As one of the six original ‘branches’ of yoga, Hatha is a universally popular yoga practise and enjoyed by thousands. Classes tend to take a classical approach with time spent on getting breathing and basic postures right. If you want a balance of effort and relaxation, this could be a good starting point.
Named after the founder B.K.S. Iyengar, this is considered to be a purist form of yoga. Blocks, boards, harnesses and straps are often used in classes to help students get into the perfect position. Practised by people of all ages and abilities, Iyengar yoga focuses on precise alignment and exact sequencing, but do not be fooled, it isn’t an easy option.
Power or Vinyasa
This is a pretty active and athletic style of yoga and is based on Ashtanga. Unlike Ashtanga, power yoga doesn’t follow the exact same sequence of poses and you may find the style changes with the teacher. After the class you will feel like you have moved and worked-out, so remember to take a little time to reflect and mediate afterwards.
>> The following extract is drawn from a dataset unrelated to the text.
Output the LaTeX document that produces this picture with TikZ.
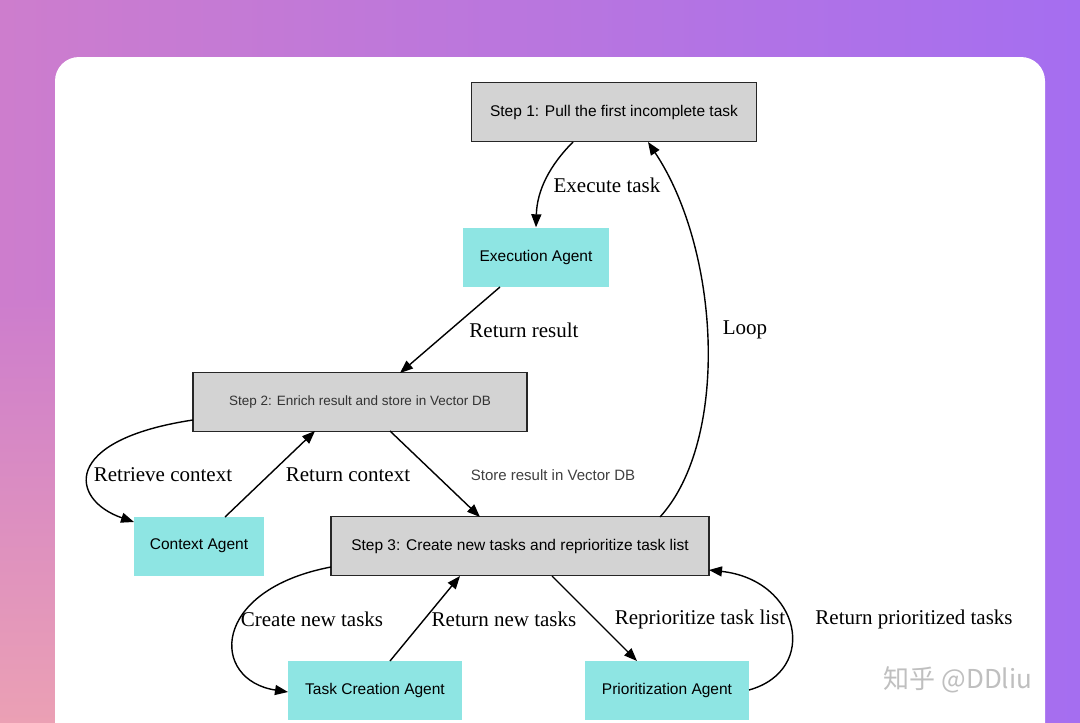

Yoga during pregnancy has become quite ‘a thing’ and the trend doesn’t seem to be slowing down. Teachers create classes based on specifically adapted poses that help women in all stages of pregnancy. As well as aiding relaxation and breathing, yoga can help keep muscles strong during pregnancy and give them the strength and energy to return to normal once the baby has been born. Always check the credentials of the teacher with the British Wheel of Yoga Teachers and if you experience any pain during a class, stop and consult your GP or out of hours service.
This is less about working out and more about relaxing and taking stock. Time will be spent doing four or five simple poses with blankets, bolsters and lavender oil being used to deepen relaxation levels. Many people feel that this is like a psychic cleansing of the mind and leaves them feeling feel brand new and refreshed afterwards.
Why not try out a class or two and find a yoga that is right for you?